Indexing over a large document set achieves the same thing – you have a list of concepts and where you can find those concepts in your documents. When someone conducts a query, you can now quickly find the information that matches the query.
Vector search has several types of indexing, including the Nearest Neighbor Index (NNI), which is a type of similarity search. NNIs group similar vectors together and create short paths to vectors that are not similar. If we return to our book example, a NNI is kind of like a “see also” note in an index. If we look at our map of Manhattan, an NNI would group neighborhoods together and show you how they’re connected — Chinatown is nearer to Tribeca and farther from the Upper East Side.
In vector search, similarity is gauged by angles, whereas indexing makes finding that similarity easier by grouping vectors that are alike and creating paths between those that are alike and those that aren’t.
The result is that every vector in the index is connected to several other vectors in a structure that keeps the most similar vectors near to one another but ensures that even far away vectors have relatively short paths connecting them.
What Are the Limitations of Vector Search?
Vectors and embeddings represent the cutting edge of search architecture and address many of the pain points of traditional search methods, notes former Endeca chief scientist Daniel Tunkelang.
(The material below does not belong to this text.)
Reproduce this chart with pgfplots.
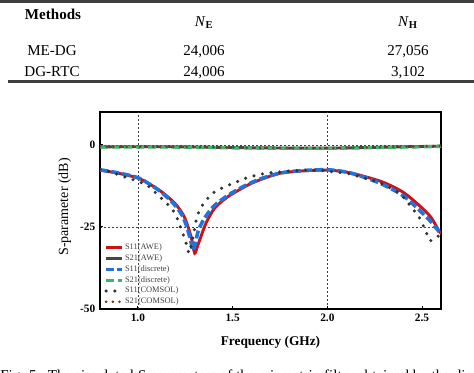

For example, embedding vectors are less susceptible to words having multiple meanings or multiple words having the same meaning. And embeddings can be especially useful for handling long queries.
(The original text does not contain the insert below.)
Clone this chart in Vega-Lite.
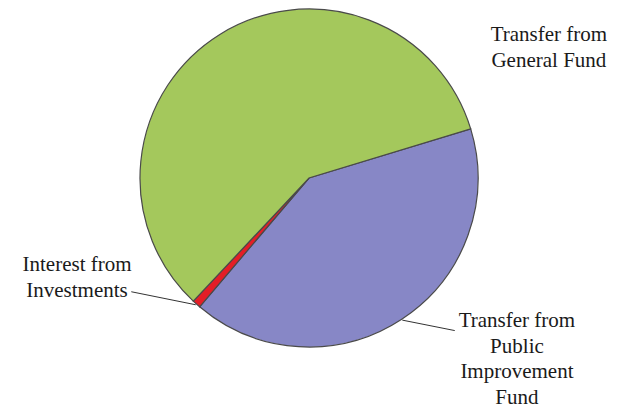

But, as is often the case with machine learning and other artificial intelligence techniques, it can be difficult to explain vector search and understand the results it returns.
Embeddings also tend to be task-dependent, meaning that they work best in environments they are created for. In contrast, word-based representations are more simplistic and flexible.
Despite these and more technical computational challenges, vector search continues to grow and return more relevant results for searchers.